So I'm reading How to Read and Do Proofs by Solow and I'm on the exercises now. So far it has been good but I'm stuck on how to answer a question. There are no answers for even numbered questions in the book. I did the question but I don't know how to clearly explain and represent my answer. Could someone please guide me on how to provide a clean and elegant solution.
Question:
Suppose someone says to you that the following statement is true:"If Mr.Smith wins the election, then you are your own child." Using Table 1 on page 6(It's just a truth table A=>B), did Mr.Smith win the election? Why or why not? Explain.
Here is what I have done so far:
Hypothesis: Mr. Smith wins the election Conclusion: you are your own child.
Let the Hypothesis be denoted by A, and the conclusion by B.
A | B | A=>B
T | T | T
T | F | F
F | T | T
F | F | T
Now, I know that there are 3 possibilities for the statement to be true, but how do I explain it? And the Why or Why not?
A humble request: Please, try to be very explicit in the explanation. I'm self-learning this and I would like a clear answer if possible.
Thanks.
After re-reading the question it stipulates that the implication is true so by a process of elimination you can work it out so this is just a follow up to my comment.

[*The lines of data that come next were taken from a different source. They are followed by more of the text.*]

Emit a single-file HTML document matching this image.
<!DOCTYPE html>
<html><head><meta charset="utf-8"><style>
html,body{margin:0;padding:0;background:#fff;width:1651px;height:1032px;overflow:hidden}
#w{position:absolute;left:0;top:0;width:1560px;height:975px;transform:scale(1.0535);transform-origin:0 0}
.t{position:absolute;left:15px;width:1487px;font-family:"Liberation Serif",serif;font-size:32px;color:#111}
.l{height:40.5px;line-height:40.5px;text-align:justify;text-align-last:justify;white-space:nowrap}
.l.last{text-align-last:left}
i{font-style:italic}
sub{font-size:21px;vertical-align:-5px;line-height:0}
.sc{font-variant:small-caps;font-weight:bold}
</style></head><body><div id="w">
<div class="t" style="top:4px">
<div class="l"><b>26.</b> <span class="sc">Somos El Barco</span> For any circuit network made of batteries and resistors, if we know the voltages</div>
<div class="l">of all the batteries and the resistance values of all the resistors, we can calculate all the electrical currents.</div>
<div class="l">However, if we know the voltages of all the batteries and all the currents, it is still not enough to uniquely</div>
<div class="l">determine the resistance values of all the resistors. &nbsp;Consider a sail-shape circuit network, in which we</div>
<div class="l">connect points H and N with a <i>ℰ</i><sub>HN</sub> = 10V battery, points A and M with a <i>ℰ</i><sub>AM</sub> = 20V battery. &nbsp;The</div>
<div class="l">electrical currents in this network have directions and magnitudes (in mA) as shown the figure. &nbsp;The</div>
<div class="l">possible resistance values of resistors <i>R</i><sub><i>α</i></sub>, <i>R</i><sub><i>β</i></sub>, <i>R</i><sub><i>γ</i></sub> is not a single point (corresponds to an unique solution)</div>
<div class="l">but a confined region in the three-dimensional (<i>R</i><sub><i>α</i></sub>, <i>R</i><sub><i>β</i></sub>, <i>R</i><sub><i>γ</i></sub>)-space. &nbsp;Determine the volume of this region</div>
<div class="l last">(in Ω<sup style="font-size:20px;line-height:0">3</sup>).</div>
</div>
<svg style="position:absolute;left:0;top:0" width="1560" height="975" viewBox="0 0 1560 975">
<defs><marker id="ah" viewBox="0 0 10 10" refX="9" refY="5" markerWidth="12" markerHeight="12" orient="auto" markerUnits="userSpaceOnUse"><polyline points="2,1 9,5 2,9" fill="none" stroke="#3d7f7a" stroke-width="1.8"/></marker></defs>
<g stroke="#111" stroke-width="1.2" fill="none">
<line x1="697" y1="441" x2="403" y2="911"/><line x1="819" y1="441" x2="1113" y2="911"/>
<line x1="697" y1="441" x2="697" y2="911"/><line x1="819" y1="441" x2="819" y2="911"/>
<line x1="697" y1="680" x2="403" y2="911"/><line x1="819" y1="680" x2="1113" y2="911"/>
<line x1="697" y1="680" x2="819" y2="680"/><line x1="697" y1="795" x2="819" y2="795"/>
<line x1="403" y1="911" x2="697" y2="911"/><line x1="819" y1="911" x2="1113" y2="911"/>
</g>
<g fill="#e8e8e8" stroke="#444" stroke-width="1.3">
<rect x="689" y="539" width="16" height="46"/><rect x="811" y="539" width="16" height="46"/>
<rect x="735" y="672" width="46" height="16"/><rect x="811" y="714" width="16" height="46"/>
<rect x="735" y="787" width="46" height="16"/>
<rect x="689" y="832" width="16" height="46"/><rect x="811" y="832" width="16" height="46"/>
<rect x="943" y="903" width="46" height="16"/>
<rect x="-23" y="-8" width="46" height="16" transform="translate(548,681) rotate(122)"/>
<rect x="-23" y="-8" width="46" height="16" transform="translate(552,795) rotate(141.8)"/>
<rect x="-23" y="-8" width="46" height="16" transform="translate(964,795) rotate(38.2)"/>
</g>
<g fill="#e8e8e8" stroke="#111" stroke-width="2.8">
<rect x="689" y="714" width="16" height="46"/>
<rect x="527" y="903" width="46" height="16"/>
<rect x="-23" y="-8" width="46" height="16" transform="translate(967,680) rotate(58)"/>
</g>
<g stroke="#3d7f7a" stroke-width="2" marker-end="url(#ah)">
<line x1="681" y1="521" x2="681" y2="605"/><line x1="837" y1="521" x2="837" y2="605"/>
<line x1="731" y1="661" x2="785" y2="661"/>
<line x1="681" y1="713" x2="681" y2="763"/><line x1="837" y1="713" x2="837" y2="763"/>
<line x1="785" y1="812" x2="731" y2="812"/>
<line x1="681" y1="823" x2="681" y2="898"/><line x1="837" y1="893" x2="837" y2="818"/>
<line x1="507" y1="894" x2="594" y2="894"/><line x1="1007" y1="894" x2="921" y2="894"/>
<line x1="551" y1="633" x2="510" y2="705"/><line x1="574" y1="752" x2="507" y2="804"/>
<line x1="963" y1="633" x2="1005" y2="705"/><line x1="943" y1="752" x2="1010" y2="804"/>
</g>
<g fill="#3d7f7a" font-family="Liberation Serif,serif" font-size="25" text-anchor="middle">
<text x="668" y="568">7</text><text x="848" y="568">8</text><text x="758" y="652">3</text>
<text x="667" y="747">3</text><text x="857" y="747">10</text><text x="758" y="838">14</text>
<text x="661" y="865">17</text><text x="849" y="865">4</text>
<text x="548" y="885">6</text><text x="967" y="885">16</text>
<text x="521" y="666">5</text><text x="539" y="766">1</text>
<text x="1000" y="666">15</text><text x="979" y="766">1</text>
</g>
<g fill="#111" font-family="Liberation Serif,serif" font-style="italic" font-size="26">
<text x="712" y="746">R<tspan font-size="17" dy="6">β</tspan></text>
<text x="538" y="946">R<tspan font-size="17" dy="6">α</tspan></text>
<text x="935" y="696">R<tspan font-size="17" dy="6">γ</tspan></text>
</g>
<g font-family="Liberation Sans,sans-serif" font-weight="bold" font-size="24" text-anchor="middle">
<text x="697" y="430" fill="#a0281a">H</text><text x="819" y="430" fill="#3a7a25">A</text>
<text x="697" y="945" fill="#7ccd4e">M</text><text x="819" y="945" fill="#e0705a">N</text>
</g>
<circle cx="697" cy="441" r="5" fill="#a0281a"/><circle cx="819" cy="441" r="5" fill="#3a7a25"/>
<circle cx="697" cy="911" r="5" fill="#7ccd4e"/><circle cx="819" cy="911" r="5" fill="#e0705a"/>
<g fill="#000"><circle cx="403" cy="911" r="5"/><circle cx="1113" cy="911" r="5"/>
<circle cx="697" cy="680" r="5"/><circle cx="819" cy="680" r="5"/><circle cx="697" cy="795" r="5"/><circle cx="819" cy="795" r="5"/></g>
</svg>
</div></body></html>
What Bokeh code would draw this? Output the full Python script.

I would say he didn't win the election because obviously B must be false and thus that restricts the truth table down to only those two cases that make B false (lines 2 and 4 in your table). One of those cases is a Truth implies a False (T=>F) which makes the implication false which as stated in the question is true. Thus all that's left is the case F=>F which means A must be false if B is false given that the implication is true.